On this day in 1856, future President Woodrow Wilson is born in Staunton, Virginia. He attended private schools and graduated from Princeton University in 1879 before studying law at the University of Virginia and earning his Ph.D. from Johns Hopkins University. He was hired by Princeton as a professor of political science in 1899 and went on to serve as the institution’s president from 1902 to 1910. As Princeton’s head administrator, he revolutionized its teaching program and was largely responsible for elevating Princeton to its current prestige. Wilson’s management of Princeton also earned the attention of Democratic Party leaders, who encouraged him to run for political office. Wilson once admitted that if he hadn’t entered politics he would have been happy to live out his life teaching and playing golf, his favorite past time.
Wilson’s political career, once launched, was meteoric. It began with his election as governor of New Jersey in 1910; two years later he was elected president of the United States, a position he held until 1921.

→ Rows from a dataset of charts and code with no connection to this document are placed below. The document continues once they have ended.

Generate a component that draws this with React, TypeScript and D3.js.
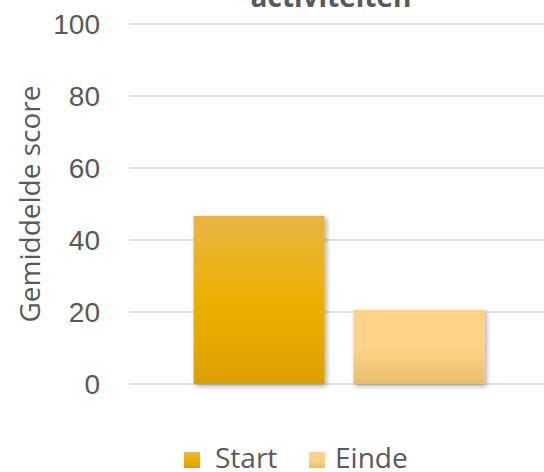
import React, { useEffect, useRef } from "react";
import * as d3 from "d3";

const categories = ["activiteiten"];
const seriesNames = ["Start", "Einde"];
const startValues = [46.7];
const eindeValues = [20.6];
const yTicks = [0, 20, 40, 60, 80, 100];

const App = () => {
  const svgRef = useRef<SVGSVGElement>(null);

  useEffect(() => {
    const width = 544;
    const height = 472;
    const svg = d3.select(svgRef.current);
    svg.selectAll("*").remove();
    svg.attr("width", width).attr("height", height);

    const margin = { left: 129, right: -5, top: 24, bottom: 88 };

    const defs = svg.append("defs");
    const grads = [
      { id: "g0", stops: [["0%", "#E8B545"], ["50%", "#EDB000"], ["100%", "#DBA000"]] },
      { id: "g1", stops: [["0%", "#FED38A"], ["50%", "#FED48A"], ["100%", "#E8BD6A"]] },
    ];
    grads.forEach(g => {
      const lg = defs.append("linearGradient").attr("id", g.id)
        .attr("x1", 0).attr("y1", 0).attr("x2", 0).attr("y2", 1);
      g.stops.forEach(([o, c]) => lg.append("stop").attr("offset", o).attr("stop-color", c));
    });
    const f = defs.append("filter").attr("id", "shadow")
      .attr("x", "-10%").attr("y", "-10%").attr("width", "130%").attr("height", "130%");
    f.append("feDropShadow").attr("dx", 2).attr("dy", 2).attr("stdDeviation", 2.5)
      .attr("flood-color", "#000").attr("flood-opacity", 0.35);

    const x0 = d3.scaleBand()
      .domain(categories)
      .range([margin.left, width - margin.right])
      .paddingInner(0)
      .paddingOuter(0.222);

    const x1 = d3.scaleBand()
      .domain(seriesNames)
      .range([0, x0.bandwidth()])
      .paddingInner(0.181);

    const y = d3.scaleLinear()
      .domain([0, 100])
      .range([height - margin.bottom, margin.top]);

    // gridlines
    svg.append("g")
      .selectAll("line")
      .data(yTicks)
      .enter()
      .append("line")
      .attr("x1", margin.left)
      .attr("x2", width)
      .attr("y1", d => y(d))
      .attr("y2", d => y(d))
      .attr("stroke", "#D9D9D9")
      .attr("stroke-width", 1.5);

    // tick labels
    svg.append("g")
      .selectAll("text")
      .data(yTicks)
      .enter()
      .append("text")
      .attr("x", 100)
      .attr("y", d => y(d))
      .attr("dy", "0.35em")
      .attr("text-anchor", "end")
      .attr("font-family", "'Liberation Sans', Arial, sans-serif")
      .attr("font-size", 28)
      .attr("fill", "#595959")
      .text(d => d);

    // bars
    const series = [startValues, eindeValues];
    categories.forEach((c, ci) => {
      seriesNames.forEach((s, si) => {
        const v = series[si][ci];
        svg.append("rect")
          .attr("x", (x0(c) as number) + (x1(s) as number))
          .attr("y", y(v))
          .attr("width", x1.bandwidth())
          .attr("height", y(0) - y(v))
          .attr("fill", `url(#g${si})`)
          .attr("filter", "url(#shadow)");
      });
    });

    // title (partly cut off)
    svg.append("text")
      .attr("x", 331)
      .attr("y", 7)
      .attr("text-anchor", "middle")
      .attr("font-family", "'Open Sans', sans-serif")
      .attr("font-weight", "bold")
      .attr("font-size", 28)
      .attr("fill", "#595959")
      .text(categories[0]);

    // y axis title
    svg.append("text")
      .attr("transform", `translate(40,${(y(0) + y(100)) / 2}) rotate(-90)`)
      .attr("text-anchor", "middle")
      .attr("font-family", "'Open Sans', sans-serif")
      .attr("font-size", 28)
      .attr("fill", "#595959")
      .text("Gemiddelde score");

    // legend
    const legendX = [184, 309];
    const legendTextX = [215, 335];
    seriesNames.forEach((s, i) => {
      svg.append("rect")
        .attr("x", legendX[i])
        .attr("y", 452)
        .attr("width", 16)
        .attr("height", 16)
        .attr("fill", `url(#g${i})`);
      svg.append("text")
        .attr("x", legendTextX[i])
        .attr("y", 468)
        .attr("font-family", "'Open Sans', sans-serif")
        .attr("font-size", 28)
        .attr("fill", "#595959")
        .text(s);
    });
  }, []);

  return <svg ref={svgRef} style={{ position: "absolute", left: 0, top: 0 }}></svg>;
};

export default App;
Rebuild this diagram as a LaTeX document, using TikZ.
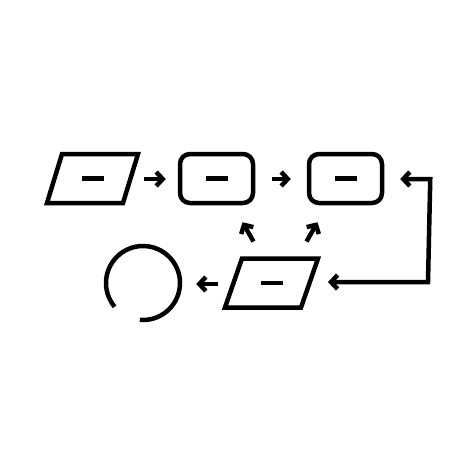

Wilson led the nation through World War I and left a legacy of international diplomacy. The war, fought between 1914 and 1919, grimly illustrated to Wilson the critical relationship between international stability and American national security. In January 1919, at the Paris peace conference that ended the war, Wilson urged Allied leaders to draft a Covenant of League of Nations to help prevent another devastating world conflict. Having sold the plan to European leaders, Wilson had to convince Congress to ratify it. This proved a tougher challenge: Congress regarded the League as a threat to America’s sovereignty and refused to adopt the agreement. Undeterred, Wilson embarked on a tour across the United States in 1919 to ask the public’s support for the League, hoping voters would pressure Congress to adopt the plan.
The arduous tour, during which he traveled 8,000 miles in 22 days, took such a toll on Wilson that he suffered a stroke on October 2. He recovered and finished out his second term in office. Though Congress never ratified the Versailles peace treaty or the covenant, Wilson was awarded the Nobel Peace Prize in 1920. He died on February 23, 1924.